+++ Data in this exercise

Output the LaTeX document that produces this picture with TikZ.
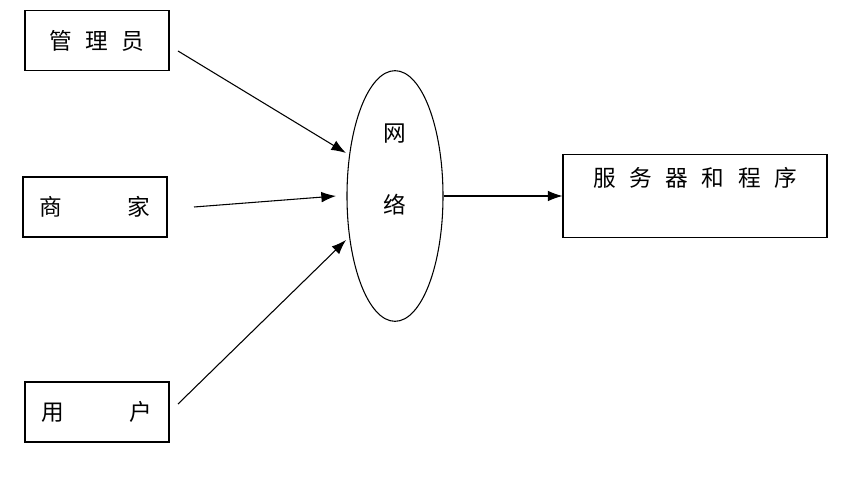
\documentclass[tikz,border=0pt]{standalone}
\usepackage{fontspec}
\newfontfamily\cjk{Noto Sans CJK SC}
\usetikzlibrary{shapes.geometric,arrows.meta}
\begin{document}
\begin{tikzpicture}[x=0.75pt,y=-0.75pt,
    box/.style={draw, thick, minimum height=45pt, font=\cjk\fontsize{17}{20}\selectfont},
    link/.style={-{Latex[length=11pt,width=8pt]}, thick}]

    % frame
    \useasboundingbox (0,0) rectangle (847,477);

    % actors
    \node[box, minimum width=108pt] (admin) at (97,40.5) {管\hspace{0.6em}理\hspace{0.6em}员};
    \node[box, minimum width=108pt] (shop) at (95,207) {商\hspace{2.9em}家};
    \node[box, minimum width=108pt] (user) at (97,412) {用\hspace{2.9em}户};

    % network
    \node[draw, thick, ellipse, minimum width=72pt, minimum height=188pt] (net) at (395,196) {};
    \node[font=\cjk\fontsize{17}{20}\selectfont, align=center] (netlabel) at (395,169) {网\\[34pt]络};

    % server
    \node[box, minimum width=198pt, minimum height=62pt, text depth=28pt] (server) at (695,196) {服\hspace{0.6em}务\hspace{0.6em}器\hspace{0.6em}和\hspace{0.6em}程\hspace{0.6em}序};

    % connectors
    \coordinate (a1) at (178,51);
    \coordinate (a2) at (346,153);
    \coordinate (b1) at (194,207);
    \coordinate (b2) at (336,196);
    \coordinate (c1) at (178,404);
    \coordinate (c2) at (346,240);
    \draw[link] (a1) -- (a2);
    \draw[link] (b1) -- (b2);
    \draw[link] (c1) -- (c2);
    \draw[link] (net.east) -- (server.west);

\end{tikzpicture}
\end{document}
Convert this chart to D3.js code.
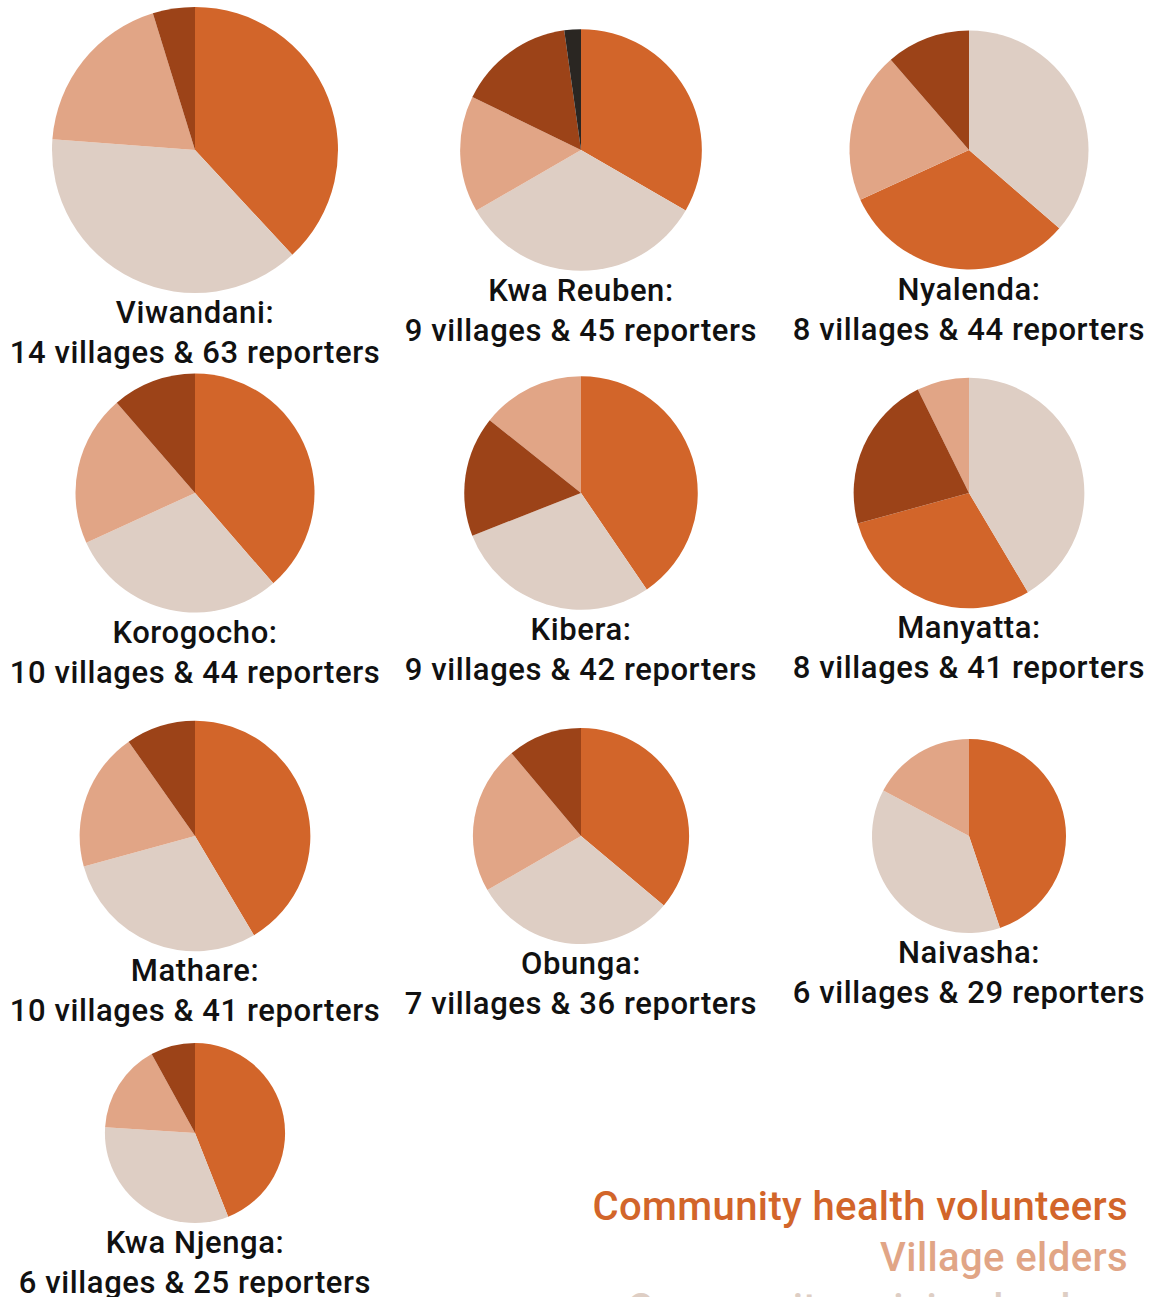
<!DOCTYPE html>
<html>
<head>
<meta charset="utf-8">
<script src="https://cdn.jsdelivr.net/npm/d3@7"></script>
<style>
  body { margin: 0; background: #fff; }
  svg { display: block; }
  text { font-family: Roboto, "Liberation Sans", sans-serif; }
</style>
</head>
<body>
<div id="chart"></div>
<script>
// sites, in reading order
const regions   = ['Viwandani', 'Kwa Reuben', 'Nyalenda', 'Korogocho', 'Kibera', 'Manyatta', 'Mathare', 'Obunga', 'Naivasha', 'Kwa Njenga'];
const villages  = [14, 9, 8, 10, 9, 8, 10, 7, 6, 6];
const reporters = [63, 45, 44, 44, 42, 41, 41, 36, 29, 25];

// reporters by type
const chv      = [24, 15, 14, 17, 17, 12, 17, 13, 13, 11];
const leaders  = [24, 15, 16, 13, 12, 17, 12, 11, 11, 8];
const elders   = [12, 7, 9, 9, 6, 3, 8, 8, 5, 4];
const otherA   = [3, 7, 5, 5, 7, 9, 4, 4, 0, 2];
const otherB   = [0, 1, 0, 0, 0, 0, 0, 0, 0, 0];

const seriesColors = ['#d2652a', '#decec4', '#e1a586', '#9c4318', '#2a2622'];
const legendLabels = ['Community health volunteers', 'Village elders', 'Community opinion leaders'];
const legendColors = ['#d2652a', '#e1a586', '#decec4'];

const width = 1157, height = 1297;
const colX = [195, 581, 969];
const rowY = [150, 493, 836, 1133];

const svg = d3.select('#chart').append('svg')
    .attr('width', width)
    .attr('height', height);

// pie area is proportional to the number of reporters
const rScale = d3.scaleSqrt().domain([0, d3.max(reporters)]).range([0, 143]);

const pie = d3.pie().value(d => d.v); // default sort: largest first

regions.forEach((name, i) => {
    const cx = colX[i % 3], cy = rowY[Math.floor(i / 3)];
    const r = rScale(reporters[i]);
    const vals = [chv[i], leaders[i], elders[i], otherA[i], otherB[i]]
        .map((v, k) => ({ v: v, k: k }));

    const g = svg.append('g').attr('transform', `translate(${cx},${cy})`);
    const arc = d3.arc().innerRadius(0).outerRadius(r);

    g.selectAll('path')
        .data(pie(vals).filter(d => d.data.v > 0))
        .enter()
        .append('path')
        .attr('d', arc)
        .attr('fill', d => seriesColors[d.data.k]);

    const lab = g.append('text')
        .attr('text-anchor', 'middle')
        .attr('font-size', 31)
        .attr('font-weight', 500)
        .attr('letter-spacing', 0.6)
        .attr('fill', '#111');
    lab.append('tspan').attr('x', 0).attr('y', r + 30).text(name + ':');
    lab.append('tspan').attr('x', 0).attr('y', r + 70)
        .text(`${villages[i]} villages & ${reporters[i]} reporters`);
});

// legend, right aligned at the bottom
svg.append('g').selectAll('text')
    .data(legendLabels)
    .enter()
    .append('text')
    .attr('x', 1128)
    .attr('y', (d, i) => 1220 + i * 51)
    .attr('text-anchor', 'end')
    .attr('font-size', 40)
    .attr('font-weight', 500)
    .attr('letter-spacing', 0.4)
    .attr('fill', (d, i) => legendColors[i])
    .text(d => d);
</script>
</body>
</html>
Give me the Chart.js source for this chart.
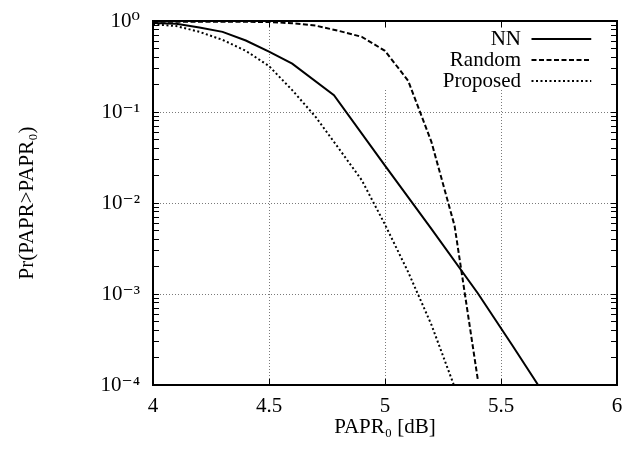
<!DOCTYPE html>
<html><head><meta charset="utf-8">
<script src="https://cdn.jsdelivr.net/npm/chart.js@4"></script>
<style>html,body{margin:0;padding:0;background:#fff}canvas{display:block}</style>
</head><body>
<canvas id="c" width="635" height="453"></canvas>
<script>
// ---- data ----
const seriesNames = ['NN', 'Random', 'Proposed'];

const xNN = [4.0, 4.1, 4.2, 4.3, 4.4, 4.5, 4.6, 4.78, 5.0, 5.2, 5.4, 5.55, 5.66];
const yNN = [0.95, 0.93, 0.85, 0.76, 0.61, 0.46, 0.34, 0.153, 0.0257, 0.0052, 0.00102, 0.00027, 0.0001];

const xRandom = [4.0, 4.2, 4.4, 4.5, 4.6, 4.7, 4.8, 4.9, 5.0, 5.1, 5.2, 5.3, 5.4];
const yRandom = [0.98, 0.98, 0.98, 0.975, 0.945, 0.89, 0.78, 0.67, 0.47, 0.22, 0.047, 0.0056, 0.000115];

const xProposed = [4.0, 4.1, 4.2, 4.3, 4.4, 4.5, 4.6, 4.7, 4.8, 4.9, 5.0, 5.1, 5.2, 5.3];
const yProposed = [0.92, 0.88, 0.76, 0.62, 0.47, 0.32, 0.174, 0.089, 0.040, 0.0178, 0.0058, 0.00174, 0.00046, 0.000095];

const xTickValues = [4, 4.5, 5, 5.5, 6];
const xTickLabels = ['4', '4.5', '5', '5.5', '6'];
const yDecadeExponents = [-4, -3, -2, -1, 0];
const yTickLabels = ['10\u207B\u2074', '10\u207B\u00B3', '10\u207B\u00B2', '10\u207B\u00B9', '10\u2070'];

const xTitle = 'PAPR\u2080 [dB]';
const yTitle = 'Pr(PAPR>PAPR\u2080)';

// ---- helpers ----
const yTickValues = [];
yDecadeExponents.forEach((e, i) => {
  const base = Math.pow(10, e);
  if (i === yDecadeExponents.length - 1) { yTickValues.push(base); return; }
  for (let m = 1; m <= 9; m++) yTickValues.push(m * base);
});
function decadeIndex(v) {
  const l = Math.log10(v);
  return yDecadeExponents.findIndex(e => Math.abs(l - e) < 1e-6);
}
function yLabel(v) { const i = decadeIndex(v); return i >= 0 ? yTickLabels[i] : ''; }
function xLabel(v) { const i = xTickValues.findIndex(t => Math.abs(t - v) < 1e-9); return i >= 0 ? xTickLabels[i] : ''; }
const GRID = '#7a7a7a';
function yGridColor(ctx) {
  if (!ctx.tick) return 'rgba(0,0,0,0)';
  const i = decadeIndex(ctx.tick.value);
  return (i > 0 && i < yDecadeExponents.length - 1) ? GRID : 'rgba(0,0,0,0)';
}
function xGridColor(ctx) {
  if (!ctx.tick) return 'rgba(0,0,0,0)';
  const v = ctx.tick.value;
  return (v > xTickValues[0] + 1e-9 && v < xTickValues[xTickValues.length - 1] - 1e-9) ? GRID : 'rgba(0,0,0,0)';
}
const pts = (xs, ys) => xs.map((x, i) => ({ x: x, y: ys[i] }));
const noPad = s => { s.paddingTop = 0; s.paddingBottom = 0; s.paddingLeft = 0; s.paddingRight = 0; };

Chart.defaults.font.family = '"Liberation Serif", "DejaVu Serif", serif';
Chart.defaults.color = '#000';

const legendPlace = {
  id: 'legendPlace',
  afterLayout(chart) {
    const L = chart.legend, a = chart.chartArea;
    const right = a.right - 25.5;
    L.left = right - L.width; L.right = right;
    L.top = a.top + 7.5; L.bottom = L.top + L.height;
  }
};
const keyBackdrop = {
  id: 'keyBackdrop',
  beforeDatasetsDraw(chart) {
    const { ctx, chartArea: a, scales } = chart;
    const x0 = scales.x.getPixelForValue(4.97);
    const y1 = scales.y.getPixelForValue(0.18);
    ctx.save();
    ctx.fillStyle = '#fff';
    ctx.fillRect(x0, a.top + 7, a.right - 10 - x0, y1 - a.top - 7);
    ctx.restore();
    chart.legend.draw(a);
  }
};

const sideAxis = (type, position, min, max, ticksFn, fit) => ({
  type, position, min, max,
  afterBuildTicks: s => { s.ticks = ticksFn().map(v => ({ value: v })); },
  afterFit: s => { fit(s); noPad(s); },
  ticks: { display: false },
  grid: { drawOnChartArea: false, drawTicks: true, tickLength: -6, tickColor: '#000', tickWidth: 1 },
  border: { display: true, color: '#000', width: 2 }
});

new Chart(document.getElementById('c'), {
  type: 'line',
  data: {
    datasets: [
      { label: seriesNames[0], data: pts(xNN, yNN), borderColor: '#000', backgroundColor: 'rgba(0,0,0,0)',
        borderWidth: 2, pointRadius: 0, tension: 0, fill: false },
      { label: seriesNames[1], data: pts(xRandom, yRandom), borderColor: '#000', backgroundColor: 'rgba(0,0,0,0)',
        borderWidth: 2, borderDash: [5, 2.5], pointRadius: 0, tension: 0, fill: false },
      { label: seriesNames[2], data: pts(xProposed, yProposed), borderColor: '#000', backgroundColor: 'rgba(0,0,0,0)',
        borderWidth: 2, borderDash: [2, 2.5], pointRadius: 0, tension: 0, fill: false }
    ]
  },
  options: {
    responsive: false,
    animation: false,
    layout: { padding: { top: 21, right: 18, bottom: 0, left: 0 } },
    plugins: {
      tooltip: { enabled: false },
      legend: {
        position: 'chartArea', align: 'start', rtl: true,
        labels: {
          usePointStyle: true, pointStyle: 'line', pointStyleWidth: 60, boxWidth: 60, boxHeight: 10,
          padding: 0, color: '#000', font: { size: 21 },
          generateLabels: chart => {
            const items = Chart.defaults.plugins.legend.labels.generateLabels(chart);
            items.forEach(it => {
              const ds = chart.data.datasets[it.datasetIndex];
              it.lineDash = ds.borderDash || [];
              it.lineWidth = ds.borderWidth;
              it.strokeStyle = ds.borderColor;
              it.fillStyle = 'rgba(0,0,0,0)';
              it.pointStyle = 'line';
              it.lineCap = 'butt';
            });
            return items;
          }
        }
      }
    },
    scales: {
      x: {
        type: 'linear', position: 'bottom', min: 4, max: 6,
        afterBuildTicks: s => { s.ticks = xTickValues.map(v => ({ value: v })); },
        afterFit: s => { s.height = 68; noPad(s); },
        ticks: { autoSkip: false, maxRotation: 0, padding: 15, font: { size: 21 }, color: '#000', callback: v => xLabel(v) },
        grid: { color: xGridColor, lineWidth: 1, drawTicks: true, tickLength: -6, tickColor: '#000', tickWidth: 1 },
        border: { display: true, color: '#000', width: 2, dash: [1, 2] },
        title: { display: true, text: xTitle, font: { size: 21 }, color: '#000', padding: { top: 0, bottom: 13 } }
      },
      y: {
        type: 'logarithmic', position: 'left', min: 1e-4, max: 1,
        afterBuildTicks: s => { s.ticks = yTickValues.map(v => ({ value: v })); },
        afterFit: s => { s.width = 153; noPad(s); },
        ticks: { autoSkip: false, padding: 19, font: { size: 21 }, color: '#000', callback: v => yLabel(v) },
        grid: { color: yGridColor, lineWidth: 1, drawTicks: true, tickLength: -6, tickColor: '#000', tickWidth: 1 },
        border: { display: true, color: '#000', width: 2, dash: [1, 2] },
        title: { display: true, text: yTitle, font: { size: 21 }, color: '#000', padding: { top: 15, bottom: 0 } }
      },
      x2: sideAxis('linear', 'top', 4, 6, () => xTickValues, s => { s.height = 0; }),
      y2: sideAxis('logarithmic', 'right', 1e-4, 1, () => yTickValues, s => { s.width = 0; })
    }
  },
  plugins: [legendPlace, keyBackdrop]
});
</script>
</body></html>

++++++

__Objective__: The lines from the top of the data above through the one holding "minimum width=108pt] (user)" are to be repeated exactly, and only those, with no pictures.

__Reply to the task__:
Output the LaTeX document that produces this picture with TikZ.
\documentclass[tikz,border=0pt]{standalone}
\usepackage{fontspec}
\newfontfamily\cjk{Noto Sans CJK SC}
\usetikzlibrary{shapes.geometric,arrows.meta}
\begin{document}
\begin{tikzpicture}[x=0.75pt,y=-0.75pt,
    box/.style={draw, thick, minimum height=45pt, font=\cjk\fontsize{17}{20}\selectfont},
    link/.style={-{Latex[length=11pt,width=8pt]}, thick}]

    % frame
    \useasboundingbox (0,0) rectangle (847,477);

    % actors
    \node[box, minimum width=108pt] (admin) at (97,40.5) {管\hspace{0.6em}理\hspace{0.6em}员};
    \node[box, minimum width=108pt] (shop) at (95,207) {商\hspace{2.9em}家};
    \node[box, minimum width=108pt] (user) at (97,412) {用\hspace{2.9em}户};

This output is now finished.